Big Brother would like this chip

Camera thieves caught on camera

 

A woman who had her camera stolen got a close-up of the thieves when photos they took of themselves were automatically uploaded to her computer.

Alison DeLauzon had her digital camera stolen while she was on holiday in Florida, meaning she had to accept the loss of many treasured family snapshots.

But not only did she get those images back, she also got a few new ones – of the men who stole her camera posing with their prize, totally oblivious to the fact the pictures were being transmitted via cyberspace.

 

Equipped with a special memory card with wireless Internet capability, DeLauzon’s camera had not only automatically sent her holiday pictures to her computer, but also uploaded photos of the miscreants who swiped her equipment bag after she accidentally left it behind at a restaurant.
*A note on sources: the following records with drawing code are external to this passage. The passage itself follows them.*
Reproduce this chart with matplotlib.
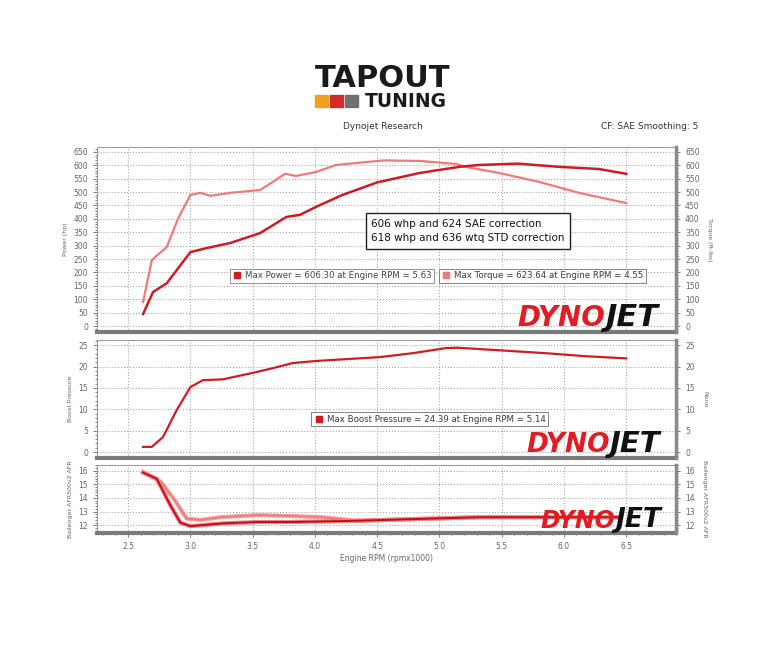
import matplotlib.pyplot as plt
import matplotlib.patches as mpatches
from matplotlib.lines import Line2D
from matplotlib.ticker import MultipleLocator

# engine rpm (x1000) and readings taken off the dyno sheet
power_rpm = [2.62, 2.70, 2.81, 2.90, 3.00, 3.13, 3.32, 3.56, 3.77, 3.88, 4.01, 4.22,
             4.50, 4.84, 5.16, 5.32, 5.63, 5.96, 6.28, 6.50]
power_hp = [45, 127, 160, 215, 276, 291, 310, 347, 407, 415, 445, 489,
            536, 571, 594, 601, 606, 594, 586, 568]

torque_rpm = [2.62, 2.69, 2.81, 2.90, 3.00, 3.08, 3.16, 3.32, 3.56, 3.65, 3.76, 3.85,
              4.01, 4.17, 4.55, 4.84, 5.13, 5.21, 5.48, 5.80, 6.12, 6.50]
torque_ftlb = [90, 246, 295, 400, 489, 497, 486, 497, 508, 534, 568, 560,
               575, 601, 618, 616, 605, 594, 571, 538, 497, 459]

boost_rpm = [2.62, 2.69, 2.78, 2.89, 3.00, 3.10, 3.26, 3.50, 3.66, 3.82, 4.01, 4.52,
             4.78, 5.05, 5.14, 5.48, 5.86, 6.18, 6.50]
boost_psi = [1.2, 1.2, 3.5, 9.8, 15.2, 16.8, 17.0, 18.5, 19.6, 20.8, 21.3, 22.2,
             23.1, 24.3, 24.4, 23.8, 23.1, 22.4, 21.9]

afr1_rpm = [2.62, 2.73, 2.84, 2.92, 3.00, 3.26, 3.53, 3.80, 4.10, 4.37, 4.74, 5.32, 5.86, 6.45]
afr1 = [15.85, 15.4, 13.45, 12.2, 11.95, 12.15, 12.25, 12.25, 12.3, 12.35, 12.45, 12.6, 12.6, 12.6]
afr2_rpm = [2.62, 2.76, 2.87, 2.97, 3.08, 3.24, 3.53, 3.79, 4.06, 4.33, 4.74, 5.32, 5.86, 6.45]
afr2 = [15.9, 15.2, 13.9, 12.5, 12.4, 12.6, 12.75, 12.7, 12.6, 12.35, 12.45, 12.6, 12.6, 12.6]

DARK = '#cf1b22'
LIGHT = '#f07a7a'
TICK_C = '#666666'
XLIM = (2.25, 6.9)


def style_panel(ax, ylim, major, minor, left_label, right_label, show_x):
    ax.set_xlim(*XLIM)
    ax.set_ylim(*ylim)
    ax.xaxis.set_major_locator(MultipleLocator(0.5))
    ax.xaxis.set_minor_locator(MultipleLocator(0.1))
    ax.yaxis.set_major_locator(MultipleLocator(major))
    ax.yaxis.set_minor_locator(MultipleLocator(minor))
    ax.grid(True, which='major', ls=':', color='#a8a8a8', lw=0.8)
    ax.tick_params(which='both', colors=TICK_C, labelsize=5.5, length=3, width=0.6)
    ax.tick_params(which='minor', length=1.5)
    if not show_x:
        ax.tick_params(axis='x', labelbottom=False, length=0, which='both')
    for s in ax.spines.values():
        s.set_color('#9a9a9a')
        s.set_linewidth(0.8)
    ax.spines['bottom'].set_color('#7a7a7a')
    ax.spines['bottom'].set_linewidth(3)
    ax.set_ylabel(left_label, fontsize=4.5, color=TICK_C, labelpad=4)
    tw = ax.twinx()
    tw.set_ylim(*ylim)
    tw.yaxis.set_major_locator(MultipleLocator(major))
    tw.yaxis.set_minor_locator(MultipleLocator(minor))
    tw.tick_params(which='both', colors=TICK_C, labelsize=5.5, length=3, width=0.6)
    tw.tick_params(which='minor', length=1.5)
    tw.spines['right'].set_color('#8a8a8a')
    tw.spines['right'].set_linewidth(2.5)
    for k in ('top', 'bottom', 'left'):
        tw.spines[k].set_visible(False)
    tw.set_ylabel(right_label, fontsize=4.5, color=TICK_C, rotation=270, labelpad=9)
    return tw


def dynojet(ax, split, size):
    ax.text(split, 0.0, 'DYNO', transform=ax.transAxes, ha='right', va='bottom',
            fontsize=size, fontweight='heavy', style='italic', color='#e31b23',
            family='DejaVu Sans', zorder=5)
    ax.text(split, 0.0, 'JET', transform=ax.transAxes, ha='left', va='bottom',
            fontsize=size + 2, fontweight='heavy', style='italic', color='#111111',
            family='DejaVu Sans', zorder=5)


def key_box(ax, color, label, x, y):
    h = Line2D([], [], marker='s', ls='', color=color, markersize=4,
               markeredgecolor=color)
    lg = ax.legend([h], [label], loc='center', bbox_to_anchor=(x, y),
                   bbox_transform=ax.transAxes, fontsize=6.2, frameon=True,
                   fancybox=False, edgecolor='#777777', handletextpad=0.3,
                   borderpad=0.3, handlelength=1.2, labelcolor='#444444')
    lg.get_frame().set_linewidth(0.7)
    ax.add_artist(lg)


def main():
    fig = plt.figure(figsize=(7.68, 6.49), dpi=100)

    # header logo and titles
    fig.text(0.410, 0.866, 'TAPOUT', fontsize=22, fontweight='heavy', color='#1a1a1a',
             ha='left', va='baseline')
    fig.text(0.475, 0.835, 'TUNING', fontsize=13.5, fontweight='heavy', color='#1a1a1a',
             ha='left', va='baseline')
    for i, c in enumerate(['#f0a020', '#d42a2a', '#707070']):
        fig.patches.append(mpatches.Rectangle((0.410 + i * 0.0195, 0.835), 0.017, 0.0185,
                                              transform=fig.transFigure, color=c))
    fig.text(0.499, 0.805, 'Dynojet Research', fontsize=6.5, color='#333333',
             ha='center', va='center')
    fig.text(0.846, 0.805, 'CF: SAE Smoothing: 5', fontsize=6.5, color='#333333',
             ha='center', va='center')

    left, width = 0.1263, 0.754

    # power / torque panel
    ax1 = fig.add_axes([left, 0.4884, width, 0.2851])
    style_panel(ax1, (-22, 668), 50, 10, 'Power (hp)', 'Torque (ft-lbs)', False)
    ax1.plot(torque_rpm, torque_ftlb, color=LIGHT, lw=1.6, zorder=3)
    ax1.plot(power_rpm, power_hp, color=DARK, lw=1.8, zorder=3)
    ax1.text(0.473, 0.546, '606 whp and 624 SAE correction\n618 whp and 636 wtq STD correction',
             transform=ax1.transAxes, fontsize=7.5, color='#111111', linespacing=1.6,
             va='center', ha='left',
             bbox=dict(boxstyle='square,pad=0.5', fc='white', ec='#222222', lw=1.0))
    key_box(ax1, DARK, 'Max Power = 606.30 at Engine RPM = 5.63', 0.406, 0.305)
    key_box(ax1, LIGHT, 'Max Torque = 623.64 at Engine RPM = 4.55', 0.769, 0.305)
    dynojet(ax1, 0.877, 20)

    # boost panel
    ax2 = fig.add_axes([left, 0.2943, width, 0.1818])
    style_panel(ax2, (-1.4, 26.2), 5, 1, 'Boost Pressure', 'None', False)
    ax2.plot(boost_rpm, boost_psi, color=DARK, lw=1.6, zorder=3)
    key_box(ax2, DARK, 'Max Boost Pressure = 24.39 at Engine RPM = 5.14', 0.575, 0.33)
    dynojet(ax2, 0.885, 19)

    # air fuel panel
    ax3 = fig.add_axes([left, 0.1787, width, 0.1048])
    style_panel(ax3, (11.45, 16.4), 1, 0.2, 'Ballenger AFR500v2 AFR',
                'Ballenger AFR500v2 AFR', True)
    ax3.plot(afr2_rpm, afr2, color='#f5a0a0', lw=3.0, zorder=3)
    ax3.plot(afr2_rpm, afr2, color=LIGHT, lw=1.2, zorder=3)
    ax3.plot(afr1_rpm, afr1, color='#f08080', lw=3.0, zorder=3)
    ax3.plot(afr1_rpm, afr1, color='#c01018', lw=1.4, zorder=3)
    ax3.set_xlabel('Engine RPM (rpmx1000)', fontsize=5.5, color=TICK_C, labelpad=2)
    dynojet(ax3, 0.895, 17)

    plt.savefig('out.png', dpi=100)


if __name__ == '__main__':
    main()
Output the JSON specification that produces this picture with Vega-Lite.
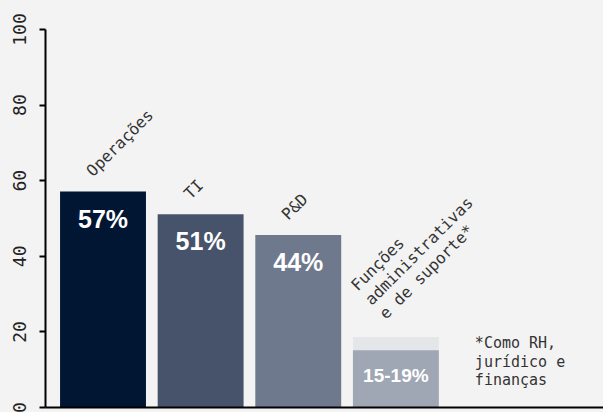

“I opened up the Eye-Fi manager on the computer and, lo and behold, there are the guys that stole our cameras,” said DeLauzon, a native of New York’s Long Island suburb.

“Not only is it the guy who stole our camera … but the guy took a picture of (his accomplice) holding our other camera.”

DeLauzon received the Eye-Fi, a 2-gigabyte SD memory card that fits into millions of digital cameras, as a holiday gift to go with her Canon camera.

Priced at about $100, the card automatically uploads pictures to a home computer or online photosharing service as soon as the user is linked to a familiar wireless network.

Luckily, the culprits passed by an unsecured network, whose factory-installed setting matched that of DeLauzon’s home system, and the Eye-Fi automatically shipped the photos: first baby pictures, then the snap-happy scoundrels.